Letter received from John McCoy, former graduate student

July 12, 2014

Dear Mary,
I was just looking into some old things from Colorado State, and I was saddened to discover that Dave, your husband and my graduate adviser, had passed away. Late as it may be, I wanted to reach out to you and your family and express my condolences.
I entered graduate school in the Fall of 1985. When I met Dave for the first time, my first thought was: "My graduate adviser is Kenny Rogers!" David was an outspoken faculty member who said what was on his mind, but to me, he was ALWAYS gentle and supportive. He always had a smile on his face and a joke to tell (though most of the jokes cannot be repeated here). David always took his work seriously, but he never took himself (or anyone else) too seriously.
I am the son of a factory worker, and I am the first person in my family to attend a four year college. So, when I entered graduate school, I lacked confidence in myself and I wondered whether I was smart enough for graduate school.
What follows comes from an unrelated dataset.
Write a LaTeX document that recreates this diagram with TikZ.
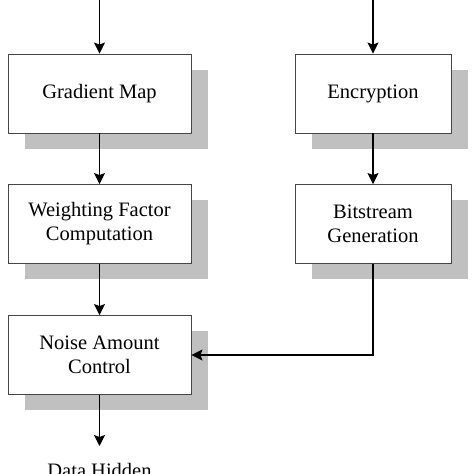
\documentclass[tikz,border=0pt]{standalone}
\usepackage{fontspec}
\setmainfont{Liberation Serif}
\usetikzlibrary{arrows.meta,shadows}
\definecolor{shadowgray}{RGB}{192,192,192}
\definecolor{boxline}{RGB}{70,70,70}
\begin{document}
\begin{tikzpicture}[x=1pt,y=1pt,
  blockbox/.style={draw=boxline, line width=0.9pt, fill=white, align=center,
    minimum height=79pt, inner sep=0pt,
    font=\fontsize{20.5}{24}\selectfont,
    drop shadow={shadow xshift=17pt, shadow yshift=-16pt, fill=shadowgray, opacity=1}},
  leftbox/.style={blockbox, minimum width=183pt},
  rightbox/.style={blockbox, minimum width=156pt},
  arr/.style={draw=black, line width=1.1pt, -{Stealth[length=11pt,width=11pt,inset=2pt]}}]
\useasboundingbox (0,0) rectangle (474,474);
\node[leftbox] (gm) at (99.5,380.5) {Gradient Map};
\node[leftbox] (wf) at (99.5,250) {Weighting Factor\\Computation};
\node[leftbox] (nc) at (99.5,119) {Noise Amount\\Control};
\node[rightbox] (en) at (373,380.5) {Encryption};
\node[rightbox] (bg) at (373,250) {Bitstream\\Generation};
\coordinate (inL) at (99.5,474);
\coordinate (inR) at (373,474);
\coordinate (outL) at (99.5,28);
\node[anchor=base, font=\fontsize{20.5}{24}\selectfont, inner sep=0pt] (dh) at (99.5,-4) {Data Hidden};
\draw[arr] (inL) -- (gm.north);
\draw[arr] (inR) -- (en.north);
\draw[arr] (gm.south) -- (wf.north);
\draw[arr] (en.south) -- (bg.north);
\draw[arr] (wf.south) -- (nc.north);
\draw[arr] (bg.south) |- (nc.east);
\draw[arr] (nc.south) -- (outL);
\end{tikzpicture}
\end{document}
David never questioned my talent and made me feel like an equal from the first day I showed up at CSU. I am now the Director of a Neuroscience Program at Stonehill College near Boston, MA. I am now in a position to influence other young people who may lack confidence in their abilities. I remember well how David treated me, and hopefully, I treat my students the same way and inspire them to reach their full potential. So, in this way, David's legacy lives on through me and through his other students. It is clear to me that David valued his family more than anything in this world, but he also was just as supportive to all of his students at CSU. I am sure I speak for all those students who had the good fortune of having him as a mentor. I wanted you to know this, and I wish you and your family all the best.
Most sincerely,
John McCoy -------------------------------------------------

DECEMBER 2ND 2011... WE MISS YOU DAD, SO VERY MUCH

December 2, 2012

THIS MORNING I WOKE WITH NOT ALOT TO SAY
 I FELT WEARY AND CONFUSED AS THOUGH I'D LOST MY WAY
AS I LISTENED TO THE QUIET MELODY OF THE NEW DAY'S SONG
I COULDN'T HELP BUT FEEL AS THOUGH THERE'S SOMETHING WRONG
AND THEN IT CAME TO ME IN MY NERVOUS STATE THAT MAKES ME
FEEL STRUNG OUT.......
IT WAS A YEAR AGO TODAY THAT BROUGHT THIS ALL ABOUT
TODAY, OH TODAY...A YEAR AGO, YOU STARTED ON THE ROAD TO HOME
AND ALTHOUGH WE WERE WITH YOU, YOU HAD TO GO ALONE
LIVING WITHOUT YOU HERE AS TAKEN US UP AND DOWN
WITHOUT OUR ROCK HERE WITH US, WE STAND ON SHAKEY GROUND
WE KNOW WE MUST MOVE FORWARD BUT STILL SO SAD YOUR GONE
WE TRY TO HONOR YOUR WISHES AND HAPPILY CARRY ON
 I KNOW SOME DAY I WILL EMBRACE YOU AGAIN AND NOT FEEL SO ALONE........BUT THAT DAY WILL WAIT FOR US UNTIL I START MY ROAD TO HOME 

Hike in the Mountains

June 17, 2012

Hiking and camping were our great joys as a family.  All the preparation, the packing, the pre-cooking, and traveling to our camp spot , and then setting up our camp are wonderful times I will never forget.  Shelly and Matt were always so excited, and loved the hikes, all the animals we saw, and Dave loved teaching them about being outdoors in the mountains - how to build a fire, how to cook on a fire, how to rig up a shower, how to fish in the lakes; how to make a walking stick, and how to enjoy and appreciate the nature all around us.